What is Ableism?

blind man using cane to navigate near stairs


In our pursuit of creating inclusive and respectful environments, especially in professional settings, we often navigate the delicate balance between being mindful of ableism and the fear of being “too politically correct.” It’s essential to understand that the core of this issue isn’t about political correctness; it’s about respecting the dignity and capabilities of individuals with disabilities.

What is Ableism?

Ableism is discrimination or prejudice against individuals with disabilities. It is defined as the discrimination of and social prejudice against people with disabilities based on the belief that typical abilities are superior. It can manifest in obvious ways like inaccessible buildings or employment discrimination, but also subtly through language and everyday interactions.

fiona demark showing how revolving door is not accessible

Understanding Political Correctness

The term “political correctness” has various interpretations, but at its heart, it’s about avoiding words or actions that exclude or harm marginalised groups. It has, however, become a contentious phrase, sometimes viewed as an overzealous limitation on speech.

The Good Intentions

Political correctness arises from a desire to respect all individuals, ensuring that language and actions do not inadvertently demean or exclude people with disabilities. It’s about fostering an environment where everyone feels valued and respected.

In our well-intentioned drive towards inclusivity, the conversation around disability often becomes a tightrope walk between genuine inclusion and stifling political correctness. While the aim of political correctness is to promote dignity and avoid offence, there’s a growing debate about whether this approach sometimes overshoots, creating environments of cautious, overly sanitised communication where open dialogue is hindered rather than helped.

stairs with a sign crossing out a wheelchair and some words in german. This could be considered ableism

The Controversy Surrounding Political Correctness

Critics argue that the pendulum has swung too far, suggesting that an overemphasis on politically correct language can:

  • Inhibit Open Dialogue: People may become so worried about saying the wrong thing that they say nothing at all, reducing opportunities for genuine interaction and understanding.
  • Create Surface-Level Changes: There’s a risk that focusing too much on language does little to address the underlying systemic barriers that affect individuals with disabilities.
  • Patronise Rather Than Empower: Over-correctness can sometimes treat individuals with disabilities as though they are not resilient or capable of handling straightforward conversations.

Finding the Balance

There needs to be a middle ground between ableism and political correctness that focuses on inclusion. Here are some tips on how to achieve that.

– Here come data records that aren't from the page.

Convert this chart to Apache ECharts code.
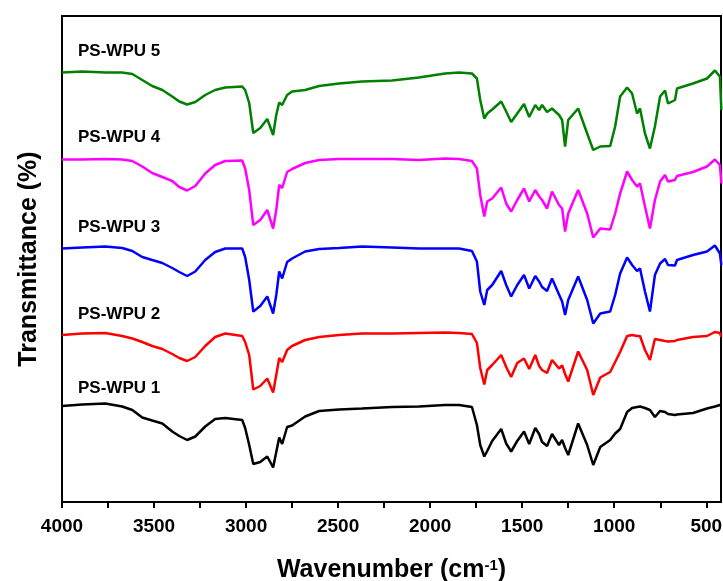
<!DOCTYPE html>
<html>
<head>
<meta charset="utf-8">
<script src="https://cdn.jsdelivr.net/npm/echarts@6/dist/echarts.min.js"></script>
<style>html,body{margin:0;padding:0;background:#fff}#c{width:723px;height:581px}</style>
</head>
<body>
<div id="c"></div>
<script>
// Wavenumber (cm-1) sample points
const wavenumbers = [4000,3890,3765,3673,3618,3564,3510,3455,3401,3363,3320,3276,3222,3168,3113,3021,3005,2983,2961,2923,2885,2853,2836,2820,2804,2777,2750,2679,2603,2495,2370,2207,2061,1919,1843,1773,1746,1728,1706,1690,1663,1614,1587,1560,1527,1490,1462,1429,1408,1392,1365,1338,1300,1283,1267,1250,1196,1147,1114,1076,1022,995,968,930,903,876,860,833,806,779,751,724,708,670,659,572,496,453,426,418];

// Stacked transmittance (offset, arbitrary units)
const psWpu5 = [85.9,86.1,85.9,85.9,85.6,84.4,83.2,82.4,81.1,80.1,79.5,80.0,81.4,82.4,82.9,83.1,82.4,79.8,73.8,74.8,76.6,73.4,77.4,79.9,79.4,81.4,82.1,82.4,83.2,83.7,84.1,84.3,84.9,85.7,85.9,85.7,84.7,80.4,76.7,77.7,78.5,80.1,78.1,76.0,77.7,79.6,77.0,79.4,78.4,79.4,78.0,78.7,77.4,76.4,71.1,76.4,78.7,73.7,70.4,71.1,71.2,75.1,81.1,82.9,81.7,77.7,78.7,73.7,70.7,75.1,81.1,82.3,79.7,80.4,82.7,83.7,84.7,86.3,85.1,78.4];
const psWpu4 = [68.5,68.5,68.6,68.5,68.2,67.1,65.8,65.0,64.2,63.0,62.3,63.2,65.7,67.4,68.2,68.3,66.7,62.4,55.4,56.4,58.4,54.7,58.4,63.4,62.8,66.0,66.6,67.8,68.4,68.6,68.6,68.6,68.4,68.7,68.6,68.2,66.7,61.4,57.1,60.1,60.7,62.9,59.7,58.1,60.4,62.7,60.1,62.4,61.1,60.4,58.7,62.1,59.4,58.7,54.1,57.7,62.4,57.7,52.9,54.7,54.5,57.7,61.7,66.1,64.4,63.1,63.7,59.1,54.7,60.4,64.1,65.4,64.1,64.4,65.2,66.0,67.1,68.5,67.4,63.7];
const psWpu3 = [50.7,50.9,51.1,50.8,50.2,49.0,48.4,47.8,46.8,46.0,45.2,46.1,48.4,50.0,50.7,50.7,49.0,44.4,38.1,39.2,41.1,37.7,41.4,46.1,44.7,48.0,48.7,50.1,50.6,50.8,51.1,50.9,50.7,50.7,50.7,50.2,48.1,42.1,39.4,42.4,43.4,46.2,43.4,41.1,43.4,45.4,42.7,45.2,44.1,43.0,42.2,44.7,41.5,40.1,37.4,40.4,45.1,40.4,35.7,37.7,38.1,41.4,45.7,48.9,47.4,46.2,46.7,42.1,38.1,45.4,47.7,48.6,47.4,47.3,48.4,49.4,50.1,51.3,49.7,47.4];
const psWpu2 = [33.4,33.7,33.8,33.2,32.7,32.0,31.2,30.6,29.6,28.8,28.2,29.0,31.2,33.0,33.7,33.2,32.0,29.4,22.5,23.2,24.7,21.9,25.4,28.8,28.0,30.4,31.2,32.4,33.0,33.4,33.7,33.7,33.8,33.9,33.8,33.6,31.8,26.8,23.5,26.4,27.4,29.4,27.0,25.0,27.8,28.7,26.6,29.4,27.2,26.4,25.8,28.4,26.7,27.3,25.6,24.1,30.1,26.4,21.4,24.9,26.0,28.0,30.0,33.2,33.4,33.2,33.2,30.4,28.4,32.6,32.4,32.2,32.1,32.2,32.4,33.0,33.2,34.0,33.8,33.0];
const psWpu1 = [19.2,19.5,19.7,19.1,18.4,16.9,16.3,15.7,14.1,13.2,12.4,13.1,15.1,16.6,16.8,16.4,14.8,11.4,7.6,8.0,9.1,6.9,10.0,12.9,11.6,15.0,15.3,17.1,18.2,18.5,18.7,19.0,19.1,19.4,19.4,19.0,15.4,11.4,9.1,10.2,12.2,14.6,11.7,10.1,12.2,14.1,11.6,14.8,13.6,12.0,11.2,13.6,11.4,12.4,10.8,9.4,15.7,11.4,7.4,11.0,12.4,13.7,14.6,18.0,18.8,19.0,19.1,18.8,18.4,17.0,18.2,18.0,17.6,17.4,17.5,17.8,18.7,19.1,19.4,19.4];

const seriesNames = ['PS-WPU 1','PS-WPU 2','PS-WPU 3','PS-WPU 4','PS-WPU 5'];
const seriesColors = ['#000000','#ff0000','#0000ff','#ff00ff','#008000'];
const labelTickValues = [4000,3500,3000,2500,2000,1500,1000,500];
const minorTickValues = [4000,3750,3500,3250,3000,2750,2500,2250,2000,1750,1500,1250,1000,750,500];

const allValues = [psWpu1, psWpu2, psWpu3, psWpu4, psWpu5];
const labelY = [388, 314, 227, 137, 51];

const FONT = 'Liberation Sans, Arial, sans-serif';
const chart = echarts.init(document.getElementById('c'), null, {renderer: 'canvas'});
chart.setOption({
  animation: false,
  grid: {left: 62, right: 2, top: 16, bottom: 79, show: true, borderColor: '#000', borderWidth: 2, containLabel: false, outerBoundsMode: 'none'},
  xAxis: {
    type: 'value', inverse: true, min: 420, max: 4000,
    name: '{a|Wavenumber (cm}{s|-1}{a|)}',
    nameLocation: 'middle', nameGap: 56,
    nameTextStyle: {rich: {
      a: {fontFamily: FONT, fontWeight: 'bold', fontSize: 25, color: '#000'},
      s: {fontFamily: FONT, fontWeight: 'bold', fontSize: 15, color: '#000', verticalAlign: 'top'}
    }},
    axisLine: {lineStyle: {color: '#000', width: 2}},
    axisTick: {show: true, inside: false, length: 6, lineStyle: {color: '#000', width: 2}, customValues: minorTickValues},
    axisLabel: {customValues: labelTickValues, formatter: v => String(v), margin: 15, fontFamily: FONT, fontWeight: 'bold', fontSize: 19, color: '#000'},
    splitLine: {show: false}
  },
  yAxis: {
    type: 'value', min: 0, max: 97.2,
    name: 'Transmittance (%)', nameLocation: 'middle', nameGap: 20,
    nameTextStyle: {fontFamily: FONT, fontWeight: 'bold', fontSize: 25, color: '#000'},
    axisLine: {show: true, lineStyle: {color: '#000', width: 2}},
    axisTick: {show: false}, axisLabel: {show: false}, splitLine: {show: false}
  },
  series: allValues.map((vals, i) => ({
    name: seriesNames[i], type: 'line', showSymbol: false, symbol: 'none',
    lineStyle: {color: seriesColors[i], width: 2.5},
    data: wavenumbers.map((w, j) => [w, vals[j]])
  })),
  graphic: seriesNames.map((n, i) => ({
    type: 'text', x: 78, y: labelY[i],
    style: {text: n, fontFamily: FONT, fontWeight: 'bold', fontSize: 17, fill: '#000', verticalAlign: 'middle'}
  }))
});
</script>
</body>
</html>
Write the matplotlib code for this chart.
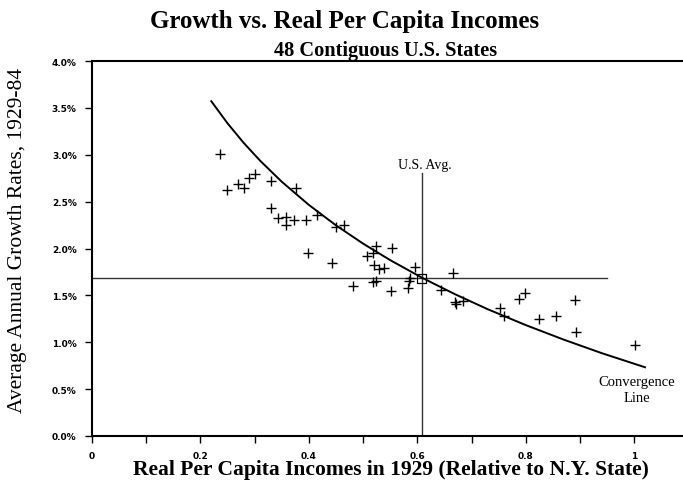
import matplotlib
matplotlib.use("Agg")
import matplotlib.pyplot as plt
from matplotlib.ticker import MultipleLocator, FixedLocator

# ---- data ----
state_income = [0.236, 0.249, 0.269, 0.280, 0.290, 0.301, 0.331, 0.376, 0.330, 0.343,
                0.358, 0.358, 0.372, 0.395, 0.415, 0.450, 0.465, 0.398, 0.442, 0.523,
                0.553, 0.518, 0.507, 0.521, 0.529, 0.539, 0.596, 0.587, 0.585, 0.481,
                0.518, 0.524, 0.552, 0.583, 0.665, 0.644, 0.670, 0.672, 0.685, 0.753,
                0.760, 0.788, 0.798, 0.824, 0.856, 0.890, 0.893, 1.002]
state_growth = [3.008, 2.624, 2.688, 2.645, 2.750, 2.797, 2.718, 2.642, 2.430, 2.328,
                2.334, 2.251, 2.299, 2.304, 2.357, 2.229, 2.251, 1.955, 1.843, 2.024,
                2.004, 1.952, 1.917, 1.824, 1.781, 1.797, 1.800, 1.683, 1.650, 1.603,
                1.645, 1.656, 1.550, 1.575, 1.742, 1.560, 1.426, 1.408, 1.442, 1.362,
                1.277, 1.461, 1.522, 1.245, 1.277, 1.454, 1.106, 0.970]
us_avg_income = 0.608
us_avg_growth = 1.683

curve_x = [0.22, 0.25, 0.28, 0.31, 0.35, 0.40, 0.45, 0.50, 0.55, 0.61,
           0.67, 0.73, 0.80, 0.87, 0.94, 1.02]
curve_y = [3.571, 3.335, 3.125, 2.937, 2.712, 2.465, 2.247, 2.052, 1.876, 1.684,
           1.511, 1.352, 1.183, 1.028, 0.884, 0.733]

x_ticks = [0, 0.2, 0.4, 0.6, 0.8, 1.0]
x_tick_labels = ["0", "0.2", "0.4", "0.6", "0.8", "1"]
y_ticks = [0.0, 0.5, 1.0, 1.5, 2.0, 2.5, 3.0, 3.5, 4.0]
y_tick_labels = ["0.0%", "0.5%", "1.0%", "1.5%", "2.0%", "2.5%", "3.0%", "3.5%", "4.0%"]

serif = ["Liberation Serif", "DejaVu Serif"]

fig = plt.figure(figsize=(6.83, 4.89), dpi=100)
ax = fig.add_axes([92/683, 52/489, 1 - 92/683, 375/489])

ax.set_xlim(0, 1.09)
ax.set_ylim(0, 4.0)

# reference lines
ax.plot([0, 0.95], [us_avg_growth, us_avg_growth], color="#333333", lw=1.0, zorder=2)
ax.plot([us_avg_income, us_avg_income], [0, 2.81], color="#333333", lw=1.0, zorder=2)

# convergence curve
ax.plot(curve_x, curve_y, color="black", lw=1.4, zorder=3)

# states
ax.scatter(state_income, state_growth, marker="+", s=55, color="black", linewidths=1.0, zorder=4)
ax.scatter([us_avg_income], [us_avg_growth], marker="s", s=40, facecolors="none",
           edgecolors="black", linewidths=0.9, zorder=5)

ax.text(us_avg_income + 0.005, 2.90, "U.S. Avg.", ha="center", va="center",
        family=serif, fontsize=10)
ax.text(1.005, 0.50, "Convergence\nLine", ha="center", va="center",
        family=serif, fontsize=10.5, linespacing=1.3)

# axes styling
ax.spines["right"].set_visible(False)
for s in ["left", "bottom", "top"]:
    ax.spines[s].set_linewidth(1.5)

ax.xaxis.set_major_locator(FixedLocator(x_ticks))
ax.set_xticklabels(x_tick_labels)
ax.xaxis.set_minor_locator(MultipleLocator(0.1))
ax.yaxis.set_major_locator(FixedLocator(y_ticks))
ax.set_yticklabels(y_tick_labels)
ax.tick_params(axis="both", which="both", direction="out", length=5, width=1.0)
ax.tick_params(axis="x", pad=6)
ax.tick_params(axis="y", pad=6)
for lab in ax.get_xticklabels() + ax.get_yticklabels():
    lab.set_fontweight("bold")
    lab.set_fontsize(6.5)
    lab.set_family("DejaVu Sans")

fig.text(391/683, 1 - 470/489, "Real Per Capita Incomes in 1929 (Relative to N.Y. State)",
         ha="center", va="center", family=serif, fontsize=15.5, fontweight="bold")
fig.text(18/683, 1 - 240/489, "Average Annual Growth Rates, 1929-84",
         ha="center", va="center", rotation=90, family=serif, fontsize=15.5)

fig.text(0.505, 0.956, "Growth vs. Real Per Capita Incomes", ha="center", va="center",
         family=serif, fontsize=18, fontweight="bold")
fig.text(386/683, 1 - 51/489, "48 Contiguous U.S. States", ha="center", va="center",
         family=serif, fontsize=14.7, fontweight="bold")

fig.savefig("out.png", dpi=100)
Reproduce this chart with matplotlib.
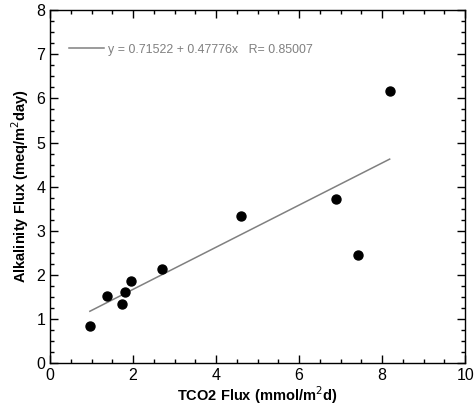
import numpy as np
import matplotlib.pyplot as plt
from matplotlib.ticker import MultipleLocator

plt.rcParams['font.family'] = ['Liberation Sans', 'DejaVu Sans']

# data
tco2_flux = [0.96, 1.37, 1.73, 1.80, 1.94, 2.70, 4.61, 6.88, 7.41, 8.18]
alk_flux = [0.83, 1.53, 1.34, 1.60, 1.87, 2.14, 3.34, 3.71, 2.46, 6.17]
intercept = 0.71522
slope = 0.47776
r_value = 0.85007

fig = plt.figure(figsize=(4.74, 4.07), dpi=100)
ax = fig.add_axes([0.1055, 0.108, 0.876, 0.867])

# fit line
xf = np.array([min(tco2_flux), max(tco2_flux)])
ax.plot(xf, intercept + slope * xf, color='#808080', lw=1.1,
        label='y = %.5f + %.5fx   R= %.5f' % (intercept, slope, r_value))
ax.scatter(tco2_flux, alk_flux, s=42, color='black', zorder=3)

ax.set_xlim(0, 10)
ax.set_ylim(0, 8)
ax.xaxis.set_major_locator(MultipleLocator(2))
ax.xaxis.set_minor_locator(MultipleLocator(0.5))
ax.yaxis.set_major_locator(MultipleLocator(1))
ax.yaxis.set_minor_locator(MultipleLocator(0.25))
ax.tick_params(which='both', direction='in', top=True, right=True, labelsize=11.5, width=1)
ax.tick_params(which='major', length=6)
ax.tick_params(which='minor', length=3)
for s in ax.spines.values():
    s.set_linewidth(1)

ax.set_xlabel('TCO2 Flux (mmol/m$^2$d)', fontsize=10.5, fontweight='bold', labelpad=1)
ax.set_ylabel('Alkalinity Flux (meq/m$^2$day)', fontsize=10.5, fontweight='bold', labelpad=4)

leg = ax.legend(loc='upper left', frameon=False, fontsize=8.9, handlelength=2.8,
                handletextpad=0.3, bbox_to_anchor=(0.02, 0.937))
for t in leg.get_texts():
    t.set_color('#808080')

fig.savefig('out.png', dpi=100)
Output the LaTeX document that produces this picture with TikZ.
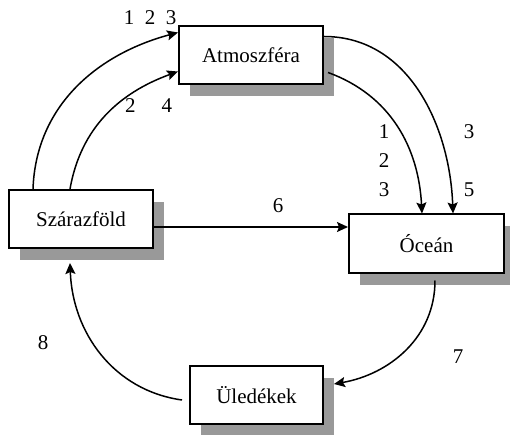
\documentclass[tikz,border=0pt]{standalone}
\usepackage{fontspec}
\setmainfont{Liberation Serif}
\usetikzlibrary{arrows.meta,shadows}
\begin{document}
\begin{tikzpicture}[x=1pt,y=-1pt,
  every node/.style={font=\fontsize{21}{29}\selectfont},
  store/.style={draw, line width=2pt, fill=white, inner sep=0pt,
    minimum height=58pt,
    general shadow={shadow xshift=11pt, shadow yshift=-12pt, fill=black!40}},
  flow/.style={line width=1.5pt, -{Stealth[length=11pt,width=10pt,inset=2pt]}},
  lbl/.style={inner sep=0pt, align=center}]
\useasboundingbox (0,0) rectangle (510,435);

% reservoirs
\node[store, minimum width=144pt] (atm) at (251,55.5) {Atmoszféra};
\node[store, minimum width=155pt] (oce) at (426.5,243.5) {Óceán};
\node[store, minimum width=144pt] (szf) at (81,219) {Szárazföld};
\node[store, minimum width=133pt] (uld) at (256.5,395) {Üledékek};

% anchor points on the boxes
\coordinate (s1) at ([xshift=25pt]szf.north west);
\coordinate (s2) at ([xshift=62pt]szf.north west);
\coordinate (a1) at ([yshift=-7pt]atm.north west);
\coordinate (a2) at ([yshift=-46pt]atm.north west);
\coordinate (a3) at ([yshift=-11pt]atm.north east);
\coordinate (a4) at ([xshift=4pt,yshift=-47pt]atm.north east);
\coordinate (o1) at ([xshift=74pt]oce.north west);
\coordinate (o2) at ([xshift=105pt]oce.north west);
\coordinate (s6) at ([yshift=-8pt]szf.east);
\coordinate (o7) at ([xshift=87pt,yshift=-7pt]oce.south west);
\coordinate (u7) at ([xshift=10pt,yshift=11pt]uld.east);
\coordinate (u8) at ([xshift=-7pt,yshift=-5pt]uld.west);
\coordinate (s8) at ([xshift=62pt,yshift=-14pt]szf.south west);

% fluxes
\draw[flow] (s1) to[out=88,in=195] (a1);
\draw[flow] (s2) to[out=80,in=200] (a2);
\draw[flow] (a3) to[out=0,in=92] (o2);
\draw[flow] (a4) to[out=-20,in=93] (o1);
\draw[flow] (s6) -- (s6 -| oce.west);
\draw[flow] (o7) to[out=-90,in=10] (u7);
\draw[flow] (u8) to[out=172,in=-88] (s8);

% flux labels
\node[lbl] (n123) at (150,18) {1\enspace 2\enspace 3};
\node[lbl] (n24) at (148.5,106) {2\hspace{26pt}4};
\node[lbl] (n123v) at (384,161) {1\\2\\3};
\node[lbl] (n35) at (469,161) {3\\[29pt]5};
\node[lbl] (n6) at (278,206) {6};
\node[lbl] (n7) at (458,357) {7};
\node[lbl] (n8) at (43,343) {8};
\end{tikzpicture}
\end{document}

  • Focus on Respect and Inclusion: When modifying language or policies to be more inclusive, the goal should be genuine respect and equality, not just adherence to a set of rules.
  • Educate and Engage: Understand the reasons behind inclusive practices. Engaging in open dialogues with disabled colleagues and communities can provide deeper insights.
  • Avoid Assumptions: Being overly cautious can sometimes itself be patronising. It’s important to treat individuals with disabilities as autonomous persons, capable of speaking for themselves and making their own decisions.
  • Encourage Respectful Communication: We should strive for a language of respect and dignity without cultivating an atmosphere of walking on eggshells.
  • Focus on Action: Beyond language, we must not ignore the substantial, systemic changes needed to truly empower people with disabilities — like improving accessibility and ensuring equal opportunities.
  • Listen to Individuals with Disabilities: Ultimately, they should lead the conversation about what’s respectful and what’s not. Their voices are the ones that matter most in this discourse.

A pair of scales trying to find the balance. An analogy for finding the balance between ableism and political correctness.

Taking Actionable Steps

  • Ask for Preferences: People have different preferences about how they wish to be addressed or described. When in doubt, asking respectfully can prevent misunderstandings.
  • Continuous Learning: Stay informed about disability rights and inclusive practices. The language and norms are evolving, and staying updated helps us all respond better.

Let’s embrace a balanced approach where respect and inclusivity are the priorities, without getting caught in the pitfalls of excessive political correctness. After all, the aim is to foster an environment where everyone can thrive based on mutual respect and understanding.

As professionals dedicated to inclusivity, our challenge is to balance sensitivity with sensibility, ensuring that our focus on language does not overshadow the broader goals of equality and inclusion.